To be shockingly frank, how many Yale grad students, be they from Clark’s “fly-over” or any liberal enclave, are able to instantly tell who is a young black male robber and who is a young, law-abiding black male? I doubt that the police are afraid of armed students, but everyone should be very afraid of a Yale student accidentally starting what is politely termed an “incident” in a city full of decades-long racial tensions.
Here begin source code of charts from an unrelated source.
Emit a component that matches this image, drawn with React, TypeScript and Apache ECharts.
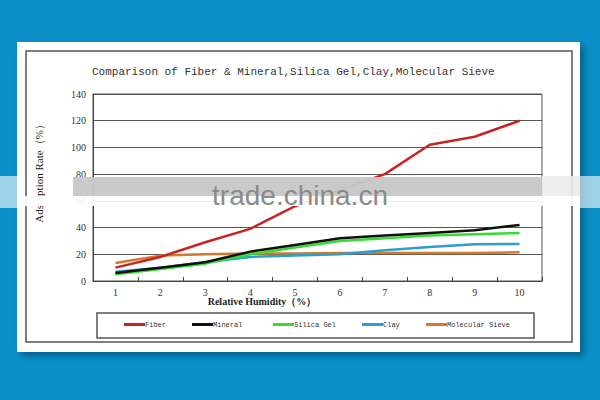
import React, { useEffect, useRef } from "react";
import * as echarts from "echarts";

const categories = ["1", "2", "3", "4", "5", "6", "7", "8", "9", "10"];
const fiber = [10, 18, 29, 39, 56, 68, 80, 102, 108, 120];
const mineral = [6, 10, 14, 22, 27, 32, 34, 36, 38, 42];
const silicaGel = [5, 9, 13, 20, 25, 30, 32, 34, 35, 36];
const clay = [7, 10, 14, 18, 19, 20, 23, 25.5, 27.5, 27.7];
const molecularSieve = [13.5, 19, 20, 20.5, 20.5, 21, 21, 21, 21, 21.5];

const seriesNames = ["Fiber", "Mineral", "Silica Gel", "Clay", "Molecular Sieve"];
const seriesColors = ["#c82424", "#111111", "#33dd33", "#2a9fd0", "#d07a2a"];
const seriesData = [fiber, mineral, silicaGel, clay, molecularSieve];
const legendLefts = [124, 192, 273, 362, 426];

const titleText = "Comparison of Fiber & Mineral,Silica Gel,Clay,Molecular Sieve";

export default function App() {
  const ref = useRef<HTMLDivElement>(null);
  useEffect(() => {
    if (!ref.current) return;
    const chart = echarts.init(ref.current, undefined, { renderer: "svg" });
    const option: any = {
      animation: false,
      backgroundColor: "#0a90c6",
      title: {
        text: titleText,
        left: 92,
        top: 66,
        padding: 0,
        textStyle: {
          fontFamily: "Liberation Mono",
          fontSize: 11,
          fontWeight: "normal",
          color: "#333",
        },
      },
      grid: {
        left: 93,
        right: 58,
        top: 94,
        bottom: 119,
        show: true,
        borderColor: "#555",
        borderWidth: 1,
        backgroundColor: "transparent",
      },
      legend: seriesNames.map((n, i) => ({
        data: [{ name: n, icon: "rect" }],
        left: legendLefts[i],
        top: 321,
        padding: 0,
        itemWidth: 21,
        itemHeight: 3,
        textStyle: {
          fontFamily: "Liberation Mono",
          fontSize: 7,
          color: "#333",
          padding: [0, 0, 0, -5],
        },
      })),
      xAxis: {
        type: "category",
        data: categories,
        boundaryGap: true,
        axisLine: { lineStyle: { color: "#444", width: 1 } },
        axisTick: { show: true, inside: true, length: 4, interval: 0, lineStyle: { color: "#444" } },
        axisLabel: {
          margin: 6,
          fontFamily: "Liberation Serif",
          fontSize: 10,
          color: "#333",
        },
      },
      yAxis: {
        type: "value",
        min: 0,
        max: 140,
        interval: 20,
        axisLine: { show: true, lineStyle: { color: "#444", width: 1 } },
        axisTick: { show: false },
        axisLabel: {
          margin: 7,
          fontFamily: "Liberation Serif",
          fontSize: 10,
          color: "#333",
        },
        splitLine: { show: true, lineStyle: { color: "#555", width: 1 } },
      },
      series: seriesNames.map((n, i) => ({
        name: n,
        type: "line",
        data: seriesData[i],
        symbol: "none",
        lineStyle: { color: seriesColors[i], width: 2.5 },
        itemStyle: { color: seriesColors[i] },
        z: 3 + (4 - i),
      })),
      graphic: [
        {
          type: "rect",
          z: -10,
          shape: { x: 17, y: 42, width: 563, height: 310 },
          style: {
            fill: "#ffffff",
            shadowBlur: 6,
            shadowColor: "rgba(0,40,70,0.45)",
            shadowOffsetX: 4,
            shadowOffsetY: 4,
          },
        },
        {
          type: "rect",
          z: -9,
          shape: { x: 26, y: 51, width: 546, height: 291 },
          style: { fill: "none", stroke: "#555", lineWidth: 1.5 },
        },
        {
          type: "rect",
          z: -9,
          shape: { x: 97, y: 313, width: 437, height: 25 },
          style: { fill: "none", stroke: "#555", lineWidth: 1.5 },
        },
        {
          type: "text",
          z: 5,
          x: 262,
          y: 301,
          style: {
            text: "Relative Humidity（%）",
            align: "center",
            verticalAlign: "middle",
            font: "bold 10px 'Liberation Serif'",
            fill: "#222",
          },
        },
        {
          type: "text",
          z: 5,
          x: 39,
          y: 171,
          rotation: Math.PI / 2,
          style: {
            text: "Adsorption Rate（%）",
            align: "center",
            verticalAlign: "middle",
            font: "11px 'Liberation Serif'",
            fill: "#222",
          },
        },
        {
          type: "rect",
          z: 100,
          shape: { x: 0, y: 176, width: 17, height: 32 },
          style: { fill: "rgba(255,255,255,0.6)" },
        },
        {
          type: "rect",
          z: 100,
          shape: { x: 580, y: 176, width: 20, height: 32 },
          style: { fill: "rgba(255,255,255,0.6)" },
        },
        {
          type: "rect",
          z: 100,
          shape: { x: 17, y: 196, width: 563, height: 10 },
          style: { fill: "rgba(255,255,255,0.92)" },
        },
        {
          type: "rect",
          z: 100,
          shape: { x: 542, y: 176, width: 38, height: 20 },
          style: { fill: "rgba(235,235,235,0.9)" },
        },
        {
          type: "rect",
          z: 101,
          shape: { x: 73, y: 177, width: 469, height: 19 },
          style: { fill: "rgba(200,200,200,0.96)" },
        },
        {
          type: "text",
          z: 102,
          x: 300,
          y: 195,
          style: {
            text: "trade.china.cn",
            align: "center",
            verticalAlign: "middle",
            font: "28px 'Liberation Sans'",
            fill: "#8a8a8a",
          },
        },
      ],
    };
    chart.setOption(option);
    return () => chart.dispose();
  }, []);
  return (
    <div
      ref={ref}
      style={{ position: "fixed", left: 0, top: 0, width: 600, height: 400 }}
    />
  );
}
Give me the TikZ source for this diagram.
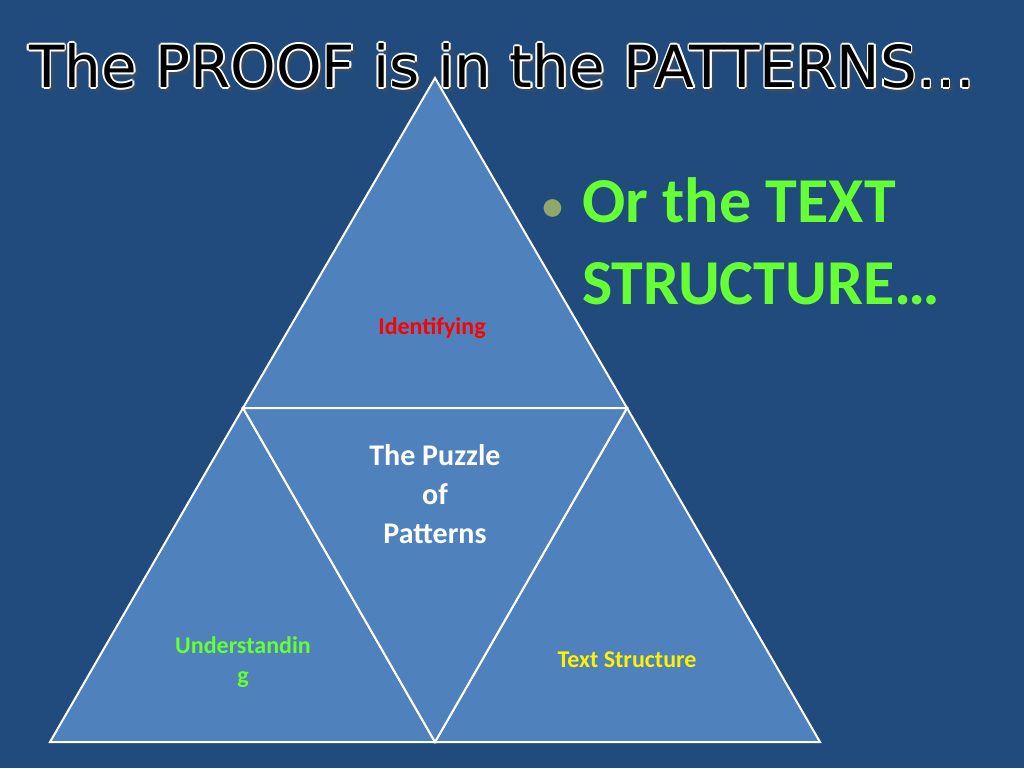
\documentclass[tikz,border=0pt]{standalone}
\usepackage{fontspec}
\setmainfont{Carlito}
\newfontfamily\titlefont{DejaVu Sans}
\usetikzlibrary{positioning}
\definecolor{bgBlue}{HTML}{214A7D}
\definecolor{triBlue}{HTML}{4F81BD}
\definecolor{brightGreen}{HTML}{66FF33}
\definecolor{bulletGrey}{HTML}{8FA86A}
\tikzset{
  piece/.style={fill=triBlue, draw=white, line width=2pt, line join=miter},
  label/.style={font=\bfseries\fontsize{24}{30}\selectfont, align=center},
  titletext/.style={font=\titlefont\fontsize{58}{60}\selectfont, inner sep=0pt},
  greentext/.style={anchor=base west, inner sep=0pt, text=brightGreen,
        font=\bfseries\fontsize{64}{64}\selectfont}
}
\begin{document}
\begin{tikzpicture}[x=1pt,y=-1pt]
  \fill[bgBlue] (0,0) rectangle (1024,768);
  \useasboundingbox (0,0) rectangle (1024,768);
  % corners
  \coordinate (top) at (435,78);
  \coordinate (ml) at (243,408);
  \coordinate (mr) at (627,408);
  \coordinate (bl) at (50,742);
  \coordinate (bm) at (435,742);
  \coordinate (br) at (820,742);
  % four pieces
  \draw[piece] (top) -- (mr) -- (ml) -- cycle;
  \draw[piece] (ml) -- (bm) -- (bl) -- cycle;
  \draw[piece] (mr) -- (br) -- (bm) -- cycle;
  \draw[piece] (ml) -- (mr) -- (bm) -- cycle;
  % labels
  \node[label, text=red] (ident) at (432,328) {Identifying};
  \node[label, text=white, font=\bfseries\fontsize{30}{39}\selectfont] (puzzle) at (435,494) {The Puzzle\\of\\Patterns};
  \node[label, text=brightGreen] (under) at (243,662) {Understandin\\g};
  \node[label, text=yellow] (struct) at (627,660) {Text Structure};
  % bullet
  \node[anchor=base west, inner sep=0pt, text=bulletGrey, font=\fontsize{50}{50}\selectfont] (dot) at (540,222) {•};
  \node[greentext] (line1) at (582,222) {Or the TEXT};
  \node[greentext] (line2) at (582,304) {STRUCTURE…};
  % title: shadow, white outline, black fill
  \node[titletext, text=black!70, opacity=0.5] (shadow) at (506,71) {The PROOF is in the PATTERNS…};
  \foreach \dx/\dy in {-1.8/0,1.8/0,0/-1.8,0/1.8,-1.3/-1.3,1.3/1.3,-1.3/1.3,1.3/-1.3}
    \node[titletext, text=white] at (502+\dx,66+\dy) {The PROOF is in the PATTERNS…};
  \node[titletext, text=black] (title) at (502,66) {The PROOF is in the PATTERNS…};
\end{tikzpicture}
\end{document}
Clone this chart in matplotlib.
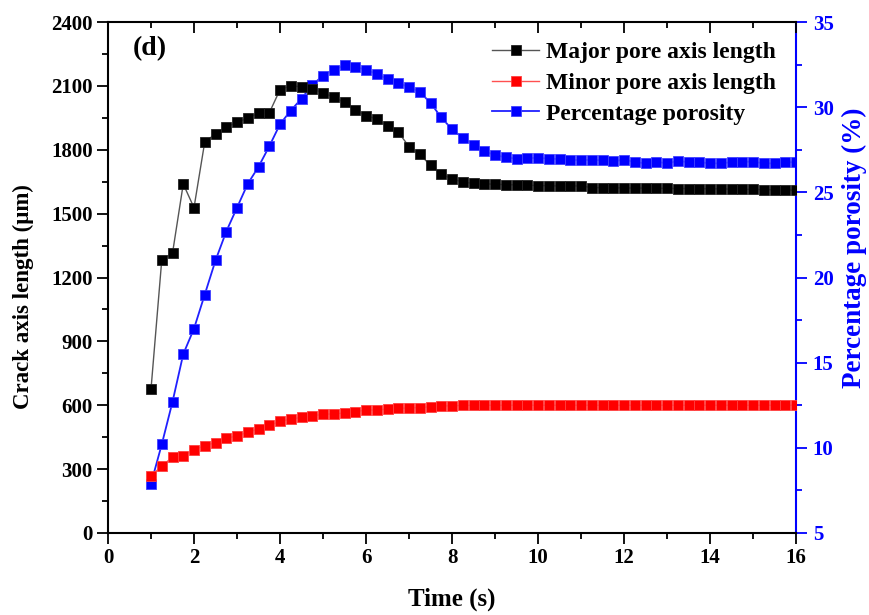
import numpy as np
import matplotlib
matplotlib.use("Agg")
import matplotlib.pyplot as plt
from matplotlib.ticker import MultipleLocator

plt.rcParams['font.family'] = ['Liberation Serif', 'DejaVu Serif']
plt.rcParams['font.weight'] = 'bold'

# time samples, every 0.25 s from 1 s to 16 s
time_s = np.arange(1.0, 16.001, 0.25)

major_axis = [675, 1282, 1314, 1639, 1528, 1837, 1874, 1905, 1930, 1948,
              1973, 1973, 2082, 2100, 2096, 2086, 2067, 2047, 2022, 1987,
              1960, 1945, 1910, 1883, 1815, 1778, 1727, 1686, 1663, 1648,
              1642, 1640, 1638, 1636, 1635, 1633, 1632, 1631, 1630, 1630,
              1630, 1622, 1622, 1621, 1621, 1620, 1620, 1619, 1619, 1618,
              1618, 1617, 1617, 1616, 1615, 1614, 1614, 1613, 1612, 1611,
              1610]

minor_axis = [268, 315, 356, 362, 391, 410, 425, 445, 456, 474,
              488, 506, 524, 535, 543, 551, 557, 560, 563, 570,
              577, 578, 582, 585, 588, 589, 593, 596, 598, 599,
              600, 600, 600, 600, 600, 600, 600, 600, 600, 600,
              600, 600, 600, 600, 600, 600, 600, 600, 600, 600,
              600, 600, 600, 600, 600, 600, 600, 600, 600, 600,
              600]

porosity = [7.9, 10.2, 12.7, 15.5, 17.0, 19.0, 21.0, 22.7, 24.1, 25.5,
            26.5, 27.7, 29.0, 29.8, 30.5, 31.3, 31.85, 32.2, 32.45, 32.35,
            32.2, 31.95, 31.65, 31.4, 31.2, 30.9, 30.25, 29.4, 28.7, 28.2,
            27.8, 27.4, 27.2, 27.05, 26.98, 27.0, 27.03, 26.98, 26.95, 26.9,
            26.9, 26.9, 26.88, 26.82, 26.92, 26.78, 26.7, 26.8, 26.7, 26.84,
            26.77, 26.77, 26.7, 26.7, 26.77, 26.8, 26.8, 26.7, 26.7, 26.77,
            26.77]

labels = ['Major pore axis length', 'Minor pore axis length', 'Percentage porosity']

fig = plt.figure(figsize=(8.69, 6.15), dpi=100)
ax = fig.add_axes([108 / 869, 82 / 615, 688 / 869, 511 / 615])
ax2 = ax.twinx()

ms = 7.4
l1, = ax.plot(time_s, major_axis, color='#555555', lw=1.0, marker='s', ms=ms,
              mfc='black', mec='#222222', mew=0.6, label=labels[0])
l2, = ax.plot(time_s, minor_axis, color='#ff5050', lw=1.0, marker='s', ms=ms,
              mfc='#ff0000', mec='#ff4040', mew=0.6, label=labels[1])
l3, = ax2.plot(time_s, porosity, color='#2020ff', lw=1.3, marker='s', ms=ms,
               mfc='#0000ff', mec='#4040ff', mew=0.6, label=labels[2])

ax.set_xlim(0, 16)
ax.set_ylim(0, 2400)
ax2.set_ylim(5, 35)

ax.xaxis.set_major_locator(MultipleLocator(2))
ax.xaxis.set_minor_locator(MultipleLocator(1))
ax.yaxis.set_major_locator(MultipleLocator(300))
ax.yaxis.set_minor_locator(MultipleLocator(150))
ax2.yaxis.set_major_locator(MultipleLocator(5))
ax2.yaxis.set_minor_locator(MultipleLocator(2.5))

tick_fs = 15
ax.tick_params(axis='both', which='major', direction='out', length=8, width=1.3,
               labelsize=tick_fs, pad=3)
ax.tick_params(axis='both', which='minor', direction='out', length=4.5, width=1.3)
ax.tick_params(axis='x', which='both', top=True)
ax.tick_params(axis='y', which='both', right=False)
ax2.tick_params(axis='y', which='major', direction='out', length=8, width=1.3,
                labelsize=tick_fs, colors='#0000ff', pad=4)
ax2.tick_params(axis='y', which='minor', direction='out', length=4.5, width=1.3,
                colors='#0000ff')

# top ticks point inward
for t in ax.xaxis.get_major_ticks() + ax.xaxis.get_minor_ticks():
    t.tick2line.set_marker(3)

for side in ['left', 'bottom', 'top']:
    ax.spines[side].set_linewidth(1.5)
ax.spines['right'].set_visible(False)
for side in ['left', 'bottom', 'top']:
    ax2.spines[side].set_visible(False)
ax2.spines['right'].set_color('#0000ff')
ax2.spines['right'].set_linewidth(1.5)

for lab in ax.get_xticklabels() + ax.get_yticklabels():
    lab.set_fontweight('bold')
for lab in ax2.get_yticklabels():
    lab.set_fontweight('bold')

ax.set_xlabel('Time (s)', fontsize=18, fontweight='bold', labelpad=14)
ax.set_ylabel('Crack axis length (\u03bcm)', fontsize=16.5, fontweight='bold')
ax2.set_ylabel('Percentage porosity (%)', fontsize=19.5, fontweight='bold',
               color='#0000ff')
ax.yaxis.label.set_va('center')
ax2.yaxis.label.set_va('center')
ax.yaxis.set_label_coords(-0.1235, 0.462)
ax2.yaxis.set_label_coords(1.085, 0.558)

ax.text(0.036, 0.972, '(d)', transform=ax.transAxes, fontsize=20,
        fontweight='bold', va='top', ha='left')

leg = ax.legend(handles=[l1, l2, l3], loc='upper right', bbox_to_anchor=(1.0, 1.0),
                frameon=False, fontsize=17, handlelength=2.0, handletextpad=0.3,
                labelspacing=0.39, borderaxespad=0.43)
for txt in leg.get_texts():
    txt.set_fontweight('bold')

ax2.set_zorder(ax.get_zorder() - 1)
ax.patch.set_visible(False)

fig.savefig('out.png', dpi=100)
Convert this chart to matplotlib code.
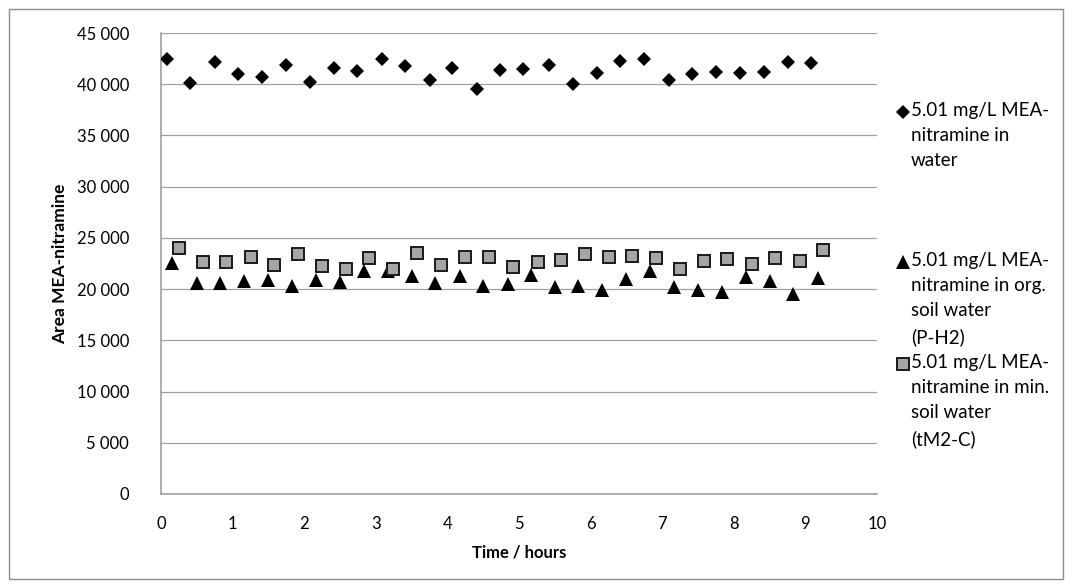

To speak of other uncomfortable things, the horrific Virginia Tech massacre had nothing to do with robbery, but everything to do with insanity. I won’t disagree that sane armed students might have stopped a psychotic armed student and prevented much carnage. But how many students would it have taken? How could any students have reached their hypothetical guns while being fired upon? In too many grim scenarios, innocent people are still killed long before they have time to react. The grim lesson of Virginia Tech is not that armed students will prevent violence; it is that society law enforcement, lawmakers, gun dealers, the bureaucracy and pro-gun organizations collectively failed to keep a semi-automatic Glock 19 and Walther P22, as well about a dozen recently-legalized extended 15-round 9 mm clips, away from a deranged young man.

Clark’s argument lacks what we liberal types call “reason” and “facts.” I challenge him, then, to show some sort of proof for his idea. He might start by looking at recent history, when the states and then the federal government began aggressively passing and tightening gun control laws.

That began, by the way, in about 1990.